The government has kept the study under wraps. A news report on it explains, “A wide range of climate-change impacts are being felt across Canada, the report says, including disappearing Arctic sea ice, thawing permafrost, rising sea levels, and increased risks of severe weather, and ‘it is likely that these conditions will be exacerbated as the climate continues to change in the future.’”

All this comes as the federal government is taking new steps to muzzle critics of its pro-fossil fuel policy. The Canada Revenue Agency is pursuing lengthy and extensive audits of some of Canada's most prominent environmental groups to determine if they comply with guidelines that restrict political advocacy.

To quell growing public unease and opposition to the corporate assault on the environment, capitalist governments around the world are stepping up spying and disruption against social and environment-defense movements and activists. Canada is no exception. Late last year, journalists at the Vancouver Observer published revelations of infiltration and spying by the country’s political police.
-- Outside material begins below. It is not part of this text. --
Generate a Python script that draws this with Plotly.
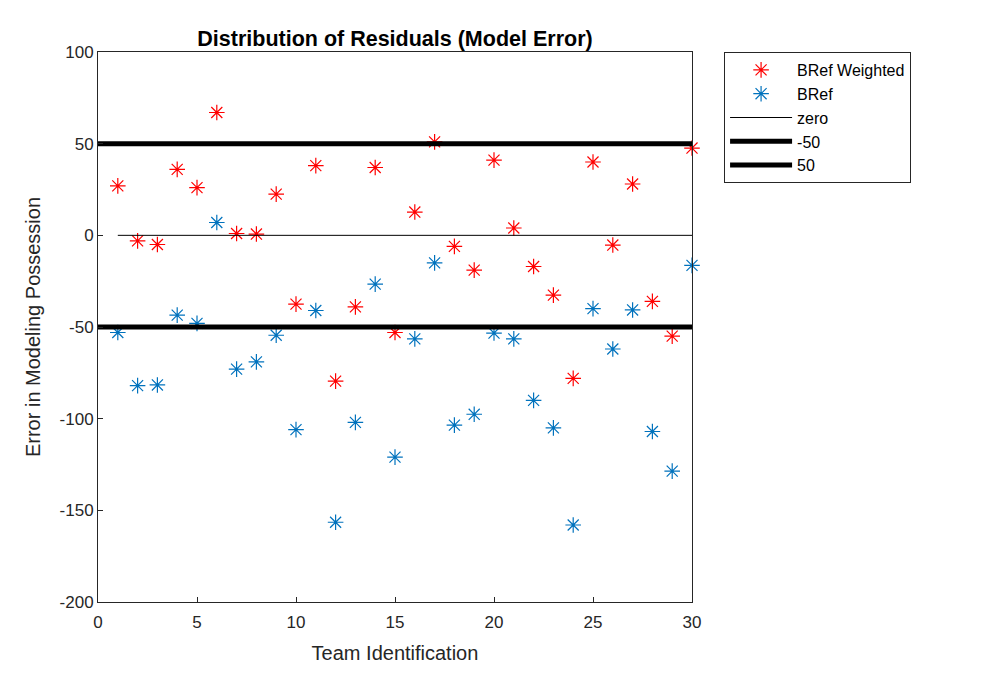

In the midst of all this, political parties that many consider to be on the progressive side of the political equation in Canada are taking the wrong side on several of the largest industrial projects of the fossil fuel juggernaut. The Green Party and the New Democratic Party made pronouncements earlier this month that can only further radicalize and prompt new forms of political organization among growing sections of the population concerned about the fate of the Earth.